Print is dead! Long live print!

In this digital era of instantaneous communication, is the insertion of an advertising message between two pages of a newspaper or a magazine still pertinent for an advertiser? Short portrait of a medium in full mutation.

Telling a story
“Print” as a main visual is THE tried and true concept. Because if the big idea works in print, it will work everywhere. That’s the strength of an image and words at the service of advertising. Being able to tell a whole story in one execution. It’s often the way a concept is presented to clients, even if there will be no “print”, strictly speaking, in the campaign. It gives a quick snapshot of the campaign, and whether it’s viable or not. After that, it’s pooled out in different channels.

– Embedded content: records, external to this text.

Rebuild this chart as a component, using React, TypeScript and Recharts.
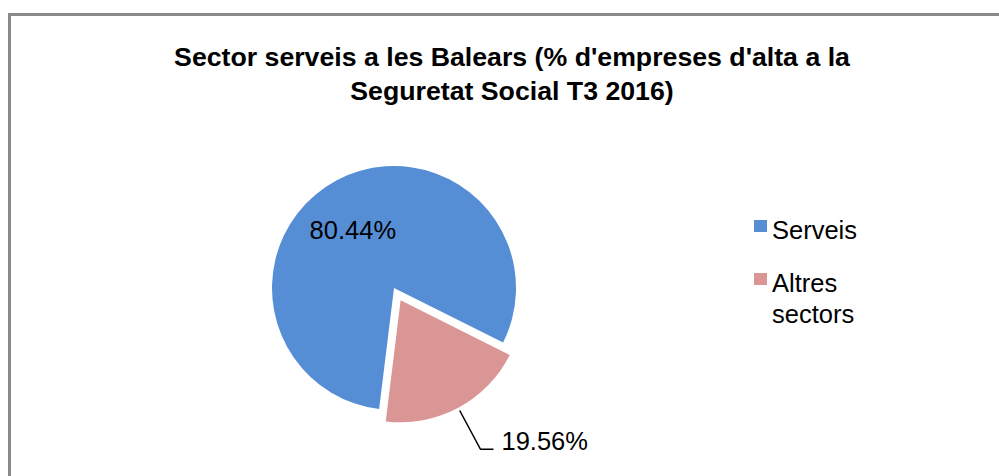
import { PieChart, Pie, Cell, Legend } from 'recharts';

const categories = ['Serveis', 'Altres sectors'];
const shares = [80.44, 19.56];
const shareLabels = ['80.44%', '19.56%'];
const colors = ['#558ed5', '#d99694'];

const data = categories.map((name, i) => ({ name, value: shares[i] }));

const FONT = '"Liberation Sans", Arial, Helvetica, sans-serif';
const RADIAN = Math.PI / 180;

// pie geometry (pink slice pulled out along its bisector)
const CX = 394;
const CY = 288;
const R = 122;
const START = 263;
const EXPLODE = 14;

function ServeisLabel(props: any) {
  const { cx, cy, midAngle, outerRadius, index } = props;
  if (index !== 0) return null;
  const r = outerRadius * 0.54;
  const x = cx + r * Math.cos(-midAngle * RADIAN) - 10;
  const y = cy + r * Math.sin(-midAngle * RADIAN);
  return (
    <text x={x} y={y + 9} textAnchor="middle" fill="#000" fontSize={25.5} fontFamily={FONT}>
      {shareLabels[0]}
    </text>
  );
}

function AltresLabel(props: any) {
  const { cx, cy, midAngle, outerRadius, index } = props;
  if (index !== 1) return null;
  const cos = Math.cos(-midAngle * RADIAN);
  const sin = Math.sin(-midAngle * RADIAN);
  const sx = cx + (outerRadius + 3) * cos;
  const sy = cy + (outerRadius + 3) * sin;
  const ex = cx + (outerRadius + 47) * cos;
  const ey = cy + (outerRadius + 47) * sin;
  return (
    <g>
      <path d={`M${sx},${sy}L${ex},${ey}L${ex + 13},${ey}`} stroke="#000" strokeWidth={1.5} fill="none" />
      <text x={ex + 21} y={ey + 1} textAnchor="start" fill="#000" fontSize={25.5} fontFamily={FONT}>
        {shareLabels[1]}
      </text>
    </g>
  );
}

function renderLegend() {
  return (
    <div style={{ position: 'relative', fontFamily: FONT, fontSize: 25.5, lineHeight: '31px', color: '#000' }}>
      {categories.map((name, i) => (
        <div key={name} style={{ position: 'relative', paddingLeft: 18, marginBottom: i === 0 ? 22 : 0 }}>
          <span
            style={{
              position: 'absolute',
              left: 0,
              top: 5,
              width: 13,
              height: 12,
              background: colors[i],
            }}
          />
          {name === 'Altres sectors' ? (
            <>
              Altres
              <br />
              sectors
            </>
          ) : (
            name
          )}
        </div>
      ))}
    </div>
  );
}

export default function App() {
  const mid = START - (shares[0] / 100) * 360 - (shares[1] / 100) * 180;
  const ox = EXPLODE * Math.cos(-mid * RADIAN);
  const oy = EXPLODE * Math.sin(-mid * RADIAN);

  return (
    <div style={{ position: 'relative', width: 999, height: 476, overflow: 'hidden', background: '#fff' }}>
      <style>{'body{margin:0;overflow:hidden}'}</style>
      <div
        style={{
          position: 'absolute',
          left: 8,
          top: 13,
          width: 1000,
          height: 500,
          borderLeft: '3px solid #8a8a8a',
          borderTop: '3px solid #8a8a8a',
        }}
      />
      <div
        style={{
          position: 'absolute',
          left: 112,
          top: 40,
          width: 800,
          textAlign: 'center',
          fontFamily: FONT,
          fontWeight: 'bold',
          fontSize: 26.7,
          lineHeight: '34px',
          color: '#000',
        }}
      >
        Sector serveis a les Balears (% d'empreses d'alta a la
        <br />
        Seguretat Social T3 2016)
      </div>
      <div style={{ position: 'absolute', left: 0, top: 0 }}>
        <PieChart width={999} height={476} margin={{ top: 0, right: 0, bottom: 0, left: 0 }}>
          <Pie
            data={data}
            dataKey="value"
            nameKey="name"
            cx={CX}
            cy={CY}
            outerRadius={R}
            startAngle={START}
            endAngle={START - 360}
            stroke="none"
            label={ServeisLabel}
            labelLine={false}
            isAnimationActive={false}
          >
            <Cell fill={colors[0]} />
            <Cell fill="none" />
          </Pie>
          <Pie
            data={data}
            dataKey="value"
            nameKey="name"
            cx={CX + ox}
            cy={CY + oy}
            outerRadius={R}
            startAngle={START}
            endAngle={START - 360}
            stroke="none"
            label={AltresLabel}
            labelLine={false}
            isAnimationActive={false}
          >
            <Cell fill="none" />
            <Cell fill={colors[1]} />
          </Pie>
          <Legend
            content={renderLegend}
            wrapperStyle={{ position: 'absolute', left: 754, top: 215, width: 140 }}
          />
        </PieChart>
      </div>
    </div>
  );
}
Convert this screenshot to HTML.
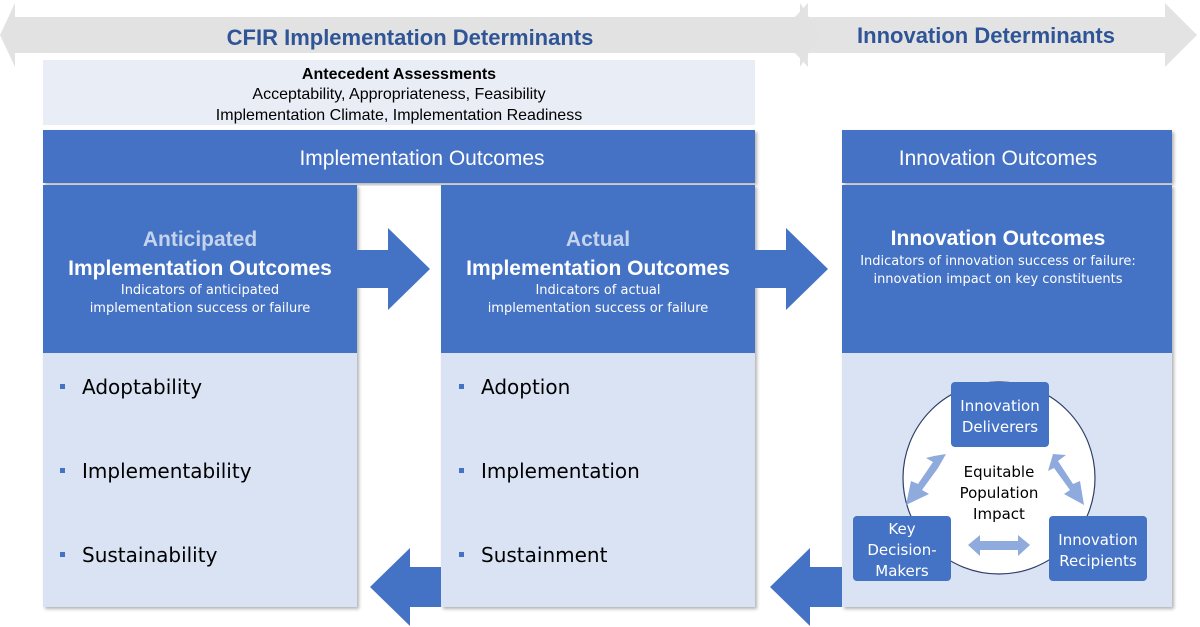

This famous main visual allows us to measure impact and concentrate our message. In print, we can tell a story or be more conceptual, because it captures more attention from the reader or, at least, a little longer than what appears on the Web. When we talk about storytelling, the text is more detailed, and people can dive into it. A dialogue starts with the reader. There is a sense of complicity.

A privileged moment
In a world where everything is going faster and faster, our time is no longer our own, the short moments that we allow ourselves become more important. Print allows us to insert ourselves into these moments people choose to take for themselves. Reading the newspaper on Saturday morning, sitting down with a cup of coffee and flipping through a long-awaited magazine, etc. When they consume print, people are often relaxed, predisposed and mentally present. Reading become part of a ritual. And that’s the ideal time for a brand to enter into this ritual and become part of it.

It’s also a sensory experience. We are face-to-face with the message, and don’t view it through a screen. The subject is important. We turn the pages, we feel the type, the glazing and the embossing under our fingers. We are seduced by the colours. All of these have an effect on our reading and appreciation of the message

Do we adopt it or recycle it?
What conclusion do we draw from this portrait? Is print a species on the way to extinction, or has it merely become a rarer and more prestigious object? There are perhaps fewer publications than before, but they are of higher quality. They are objects to be collected. The message evolves, so does the medium. And it’s certainly worth it to follow its evolution.